Gingrich and Rick Perry, like Joe and Jack, correctly understood the discussion on Wednesday night.

Gingrich understands this instinctively. Newt was right when he said 20 years ago that the Northeast, like the China Mandarins, still see themselves as running the century when they are irrelevant. All things will pass, even the Lodges and the Kennedys.

But the nice people are back and Charlie Rose holds the Mandarin court. And the desire to be part of the court virtually gushed from Michele Bachmann.

Marlon Brando repudiated the banality of the times when he refused to accept an Academy Award. Newt could have made a better mark on this debate by his conspicuous absence. As it was, he did well and he did good by lashing out at Rose’s pusillanimous attempt to weaken his command that the money launderers in the Obama administration be thrown in jail. His ratings went up to the double digits. I’d never liked Gingrich until that moment. Now I like him.

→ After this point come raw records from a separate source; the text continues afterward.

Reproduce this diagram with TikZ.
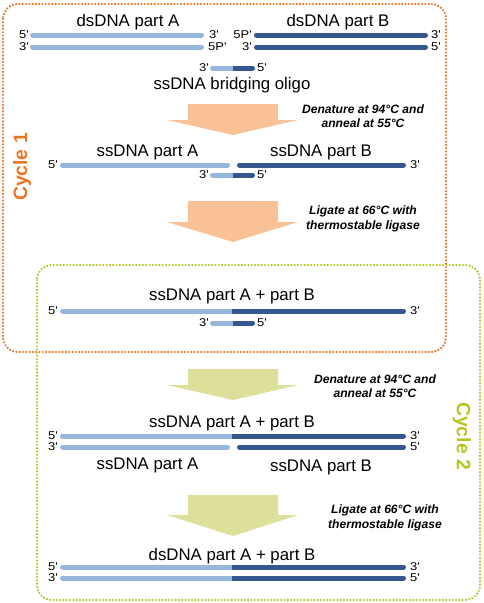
\documentclass[tikz,border=0pt]{standalone}
\usepackage{fontspec}
\setmainfont{Liberation Sans}
\newfontfamily\endfont[FakeStretch=1.15]{Liberation Sans}
\usepackage{tikz}
\usetikzlibrary{positioning}
\definecolor{partAblue}{RGB}{150,182,220}
\definecolor{partBblue}{RGB}{52,88,142}
\definecolor{cycA}{RGB}{236,117,36}
\definecolor{cycAfill}{RGB}{249,194,150}
\definecolor{cycB}{RGB}{184,196,37}
\definecolor{cycBfill}{RGB}{220,224,154}

\begin{document}
\begin{tikzpicture}[x=1pt,y=-1pt,
    strandA/.style={line width=5pt,line cap=round,partAblue},
    strandB/.style={line width=5pt,line cap=round,partBblue},
    joinB/.style={line width=5pt,line cap=butt,partBblue},
    cycbox/.style={line width=2.4pt,line cap=round,dash pattern=on 0pt off 3.3pt,rounded corners=15pt},
    title/.style={inner sep=0pt,anchor=base,font=\fontsize{16.8}{20}\selectfont},
    endlbl/.style={inner sep=0pt,font=\endfont\fontsize{11.3}{13}\selectfont},
    steplbl/.style={inner sep=0pt,align=center,font=\fontsize{12.1}{14.5}\selectfont\bfseries\itshape},
    cyclbl/.style={inner sep=0pt,font=\fontsize{19.4}{22}\selectfont\bfseries}]
    \useasboundingbox (0,0) rectangle (483,603);
    % cycle boxes
    \draw[cycbox,cycA] (3,4) rectangle (446,352);
    \draw[cycbox,cycB] (37,265) rectangle (480,600);
    \node[cyclbl,cycA,rotate=90] (cycle1) at (22,167) {Cycle 1};
    \node[cyclbl,cycB,rotate=-90] (cycle2) at (462,436) {Cycle 2};

    % dsDNA parts
    \node[title] (dsA) at (128,26) {dsDNA part A};
    \node[title] (dsB) at (338,26) {dsDNA part B};
    \draw[strandA] (32.5,35) -- (201.5,35);
    \draw[strandA] (32.5,47) -- (201.5,47);
    \draw[strandB] (256.5,35) -- (425.5,35);
    \draw[strandB] (256.5,47) -- (425.5,47);
    \node[endlbl,anchor=east] (dsAtl) at (29,35) {5'};
    \node[endlbl,anchor=east] (dsAbl) at (29,47) {3'};
    \node[endlbl,anchor=west] (dsAtr) at (209,35) {3'};
    \node[endlbl,anchor=west] (dsAbr) at (208,47) {5P'};
    \node[endlbl,anchor=east] (dsBtl) at (252,35) {5P'};
    \node[endlbl,anchor=east] (dsBbl) at (252,47) {3'};
    \node[endlbl,anchor=west] (dsBtr) at (431,35) {3'};
    \node[endlbl,anchor=west] (dsBbr) at (431,47) {5'};
    % bridging oligo
    \draw[strandA] (212.5,68) -- (233,68);
    \draw[joinB] (233,68) -- (236,68);
    \draw[strandB] (236,68) -- (252.5,68);
    \node[endlbl,anchor=east] (olA3) at (209,68) {3'};
    \node[endlbl,anchor=west] (olA5) at (257,68) {5'};
    \node[title] (oligo) at (232,89) {ssDNA bridging oligo};

    % step 1
    \fill[cycAfill] (188,104) -- (278,104) -- (278,120) -- (298,120) -- (233,135) -- (167,120) -- (188,120) -- cycle;
    \node[steplbl] (denat1) at (363,116) {Denature at 94°C and\\anneal at 55°C};

    % annealed
    \node[title] (ssA) at (147.5,156) {ssDNA part A};
    \node[title] (ssB) at (321,156) {ssDNA part B};
    \draw[strandA] (62.5,165) -- (227.5,165);
    \draw[strandB] (239.5,165) -- (403.5,165);
    \node[endlbl,anchor=east] (ssAl) at (58,165) {5'};
    \node[endlbl,anchor=west] (ssBr) at (410,165) {3'};
    \draw[strandA] (212.5,175) -- (233,175);
    \draw[joinB] (233,175) -- (236,175);
    \draw[strandB] (236,175) -- (252.5,175);
    \node[endlbl,anchor=east] (olB3) at (209,175) {3'};
    \node[endlbl,anchor=west] (olB5) at (257,175) {5'};

    % step 2
    \fill[cycAfill] (188,201) -- (278,201) -- (278,222) -- (298,222) -- (233,242) -- (167,222) -- (188,222) -- cycle;
    \node[steplbl] (ligate1) at (363,219) {Ligate at 66°C with\\thermostable ligase};

    % ligated single strand
    \node[title] (ssAB) at (232,300) {ssDNA part A + part B};
    \draw[strandA] (62.5,311) -- (232,311);
    \draw[joinB] (232,311) -- (236,311);
    \draw[strandB] (236,311) -- (403.5,311);
    \node[endlbl,anchor=east] (ssABl) at (58,311) {5'};
    \node[endlbl,anchor=west] (ssABr) at (410,311) {3'};
    \draw[strandA] (212.5,323) -- (233,323);
    \draw[joinB] (233,323) -- (236,323);
    \draw[strandB] (236,323) -- (252.5,323);
    \node[endlbl,anchor=east] (olC3) at (209,323) {3'};
    \node[endlbl,anchor=west] (olC5) at (257,323) {5'};

    % step 3
    \fill[cycBfill] (188,369) -- (278,369) -- (278,385) -- (298,385) -- (233,400) -- (167,385) -- (188,385) -- cycle;
    \node[steplbl] (denat2) at (375,386) {Denature at 94°C and\\anneal at 55°C};

    % template annealed
    \node[title] (ssAB2) at (232,427) {ssDNA part A + part B};
    \draw[strandA] (62.5,436) -- (232,436);
    \draw[joinB] (232,436) -- (236,436);
    \draw[strandB] (236,436) -- (403.5,436);
    \draw[strandA] (62.5,447) -- (227.5,447);
    \draw[strandB] (239.5,447) -- (403.5,447);
    \node[endlbl,anchor=east] (tmpltl) at (58,436) {5'};
    \node[endlbl,anchor=east] (tmplbl) at (58,447) {3'};
    \node[endlbl,anchor=west] (tmpltr) at (410,436) {3'};
    \node[endlbl,anchor=west] (tmplbr) at (410,447) {5'};
    \node[title] (ssA2) at (147.5,469) {ssDNA part A};
    \node[title] (ssB2) at (321,471) {ssDNA part B};

    % step 4
    \fill[cycBfill] (188,495) -- (278,495) -- (278,515) -- (298,515) -- (233,536) -- (167,515) -- (188,515) -- cycle;
    \node[steplbl] (ligate2) at (385,518) {Ligate at 66°C with\\thermostable ligase};

    % final product
    \node[title] (dsAB) at (232,560) {dsDNA part A + part B};
    \draw[strandA] (62.5,567) -- (232,567);
    \draw[joinB] (232,567) -- (236,567);
    \draw[strandB] (236,567) -- (403.5,567);
    \draw[strandA] (62.5,578) -- (232,578);
    \draw[joinB] (232,578) -- (236,578);
    \draw[strandB] (236,578) -- (403.5,578);
    \node[endlbl,anchor=east] (dsABtl) at (58,567) {5'};
    \node[endlbl,anchor=east] (dsABbl) at (58,578) {3'};
    \node[endlbl,anchor=west] (dsABtr) at (410,567) {3'};
    \node[endlbl,anchor=west] (dsABbr) at (410,578) {5'};
\end{tikzpicture}
\end{document}
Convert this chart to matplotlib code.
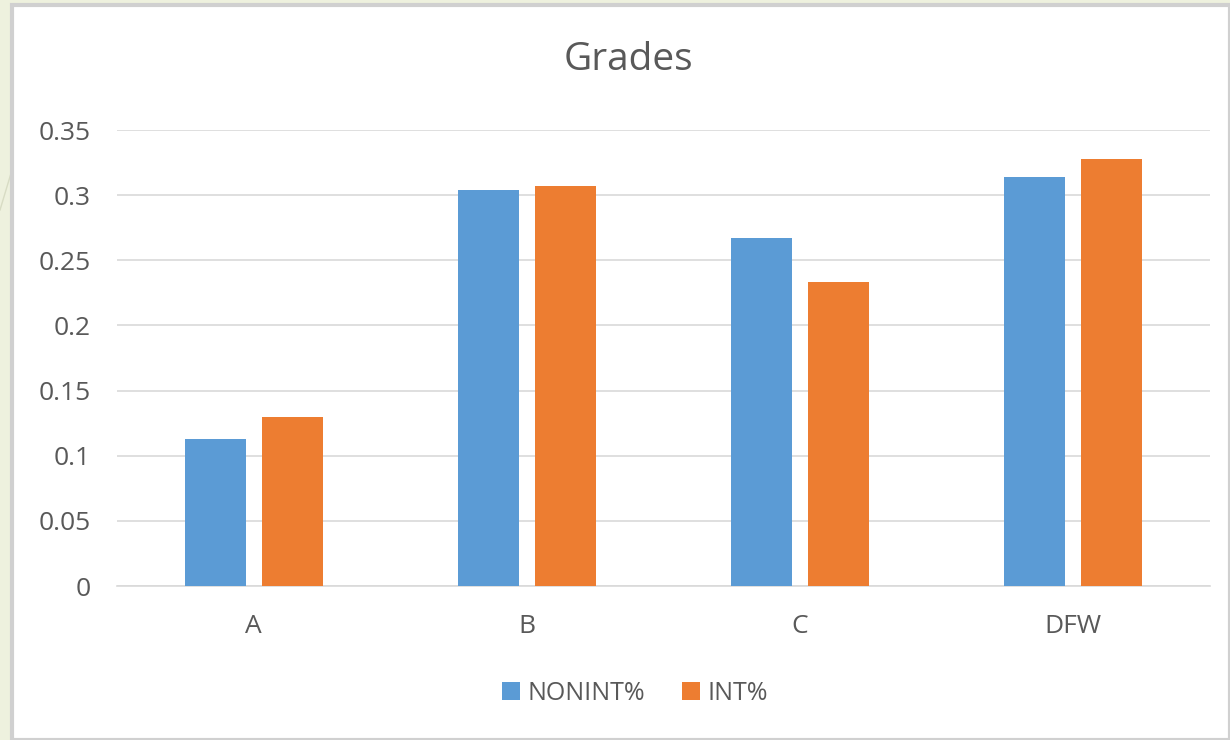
import matplotlib.pyplot as plt
import numpy as np
from matplotlib.patches import Rectangle
from matplotlib.lines import Line2D

categories = ["A", "B", "C", "DFW"]
nonint = [0.113, 0.304, 0.267, 0.314]
int_pct = [0.130, 0.307, 0.233, 0.328]
yticks = [0, 0.05, 0.1, 0.15, 0.2, 0.25, 0.3, 0.35]
ytick_labels = ["0", "0.05", "0.1", "0.15", "0.2", "0.25", "0.3", "0.35"]

plt.rcParams['font.family'] = ['Open Sans', 'DejaVu Sans']
text_color = '#595959'

fig = plt.figure(figsize=(12.3, 7.4), dpi=100, facecolor='#EEF1DE')
# white chart area with gray border (behind the axes)
fig.patches.append(Rectangle((12 / 1230, 0), 1 - 12 / 1230, 1 - 5 / 740,
                             transform=fig.transFigure, facecolor='white',
                             edgecolor='#D0D0D0', linewidth=3, zorder=-10))
fig.lines.append(Line2D([0, 12 / 1230], [1 - 210 / 740, 1 - 170 / 740],
                        transform=fig.transFigure, color='#D8DCC4', lw=1, zorder=-10))

ax = fig.add_axes([117 / 1230, 1 - 586 / 740, (1210 - 117) / 1230, (586 - 130) / 740])
ax.set_facecolor('none')

x = np.arange(len(categories))
w = 0.223
off = 0.141
ax.bar(x - off, nonint, w, color='#5B9BD5', label='NONINT%', zorder=3)
ax.bar(x + off, int_pct, w, color='#ED7D31', label='INT%', zorder=3)

ax.set_xlim(-0.5, len(categories) - 0.5)
ax.set_ylim(0, 0.35)
ax.set_yticks(yticks)
ax.set_yticklabels(ytick_labels)
ax.set_xticks(x)
ax.set_xticklabels(categories)
ax.tick_params(axis='both', length=0, labelsize=19, colors=text_color)
ax.tick_params(axis='y', pad=19)
ax.tick_params(axis='x', pad=20)
ax.grid(axis='y', color='#D9D9D9', linewidth=1.2, zorder=0)
for s in ['top', 'right', 'left']:
    ax.spines[s].set_visible(False)
ax.spines['bottom'].set_color('#D9D9D9')
ax.spines['bottom'].set_linewidth(1.2)

fig.text(628 / 1230, 1 - 60 / 740, "Grades", ha='center', va='center',
         fontsize=28, color=text_color)

fig.legend(loc='center', bbox_to_anchor=(635 / 1230, 1 - 693 / 740), ncol=2,
           frameon=False, fontsize=18, labelcolor=text_color,
           handlelength=0.7, handleheight=0.7, handletextpad=0.3, columnspacing=1.5)

fig.savefig('out.png', dpi=100, facecolor=fig.get_facecolor())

Rick Perry did well in this regard as well. He could easily have brought out an economic package on Wednesday night with some of the others, but bringing it out this afternoon showed a refusal to be marketed, dominated, territorialized, packaged, chewed up and spit out by The Washington Post, by Bloomberg and by Charlie Rose, late of PBS.

But Mitt Romney wins the Rose Kennedy award. Thrilled to be invited in by “the right people,” he even made a joke about Rose’s obsequious, milquetoast life as a PBS commentator.

Romney has modeled himself recently as a Tea Party guy, earlier as a Massachusetts liberal and now as Admiral Perry incarnate, threatening to whack the Chinese this time with his black ships. And it all seems so staged; every day in every way a life staged from birth to one day be president.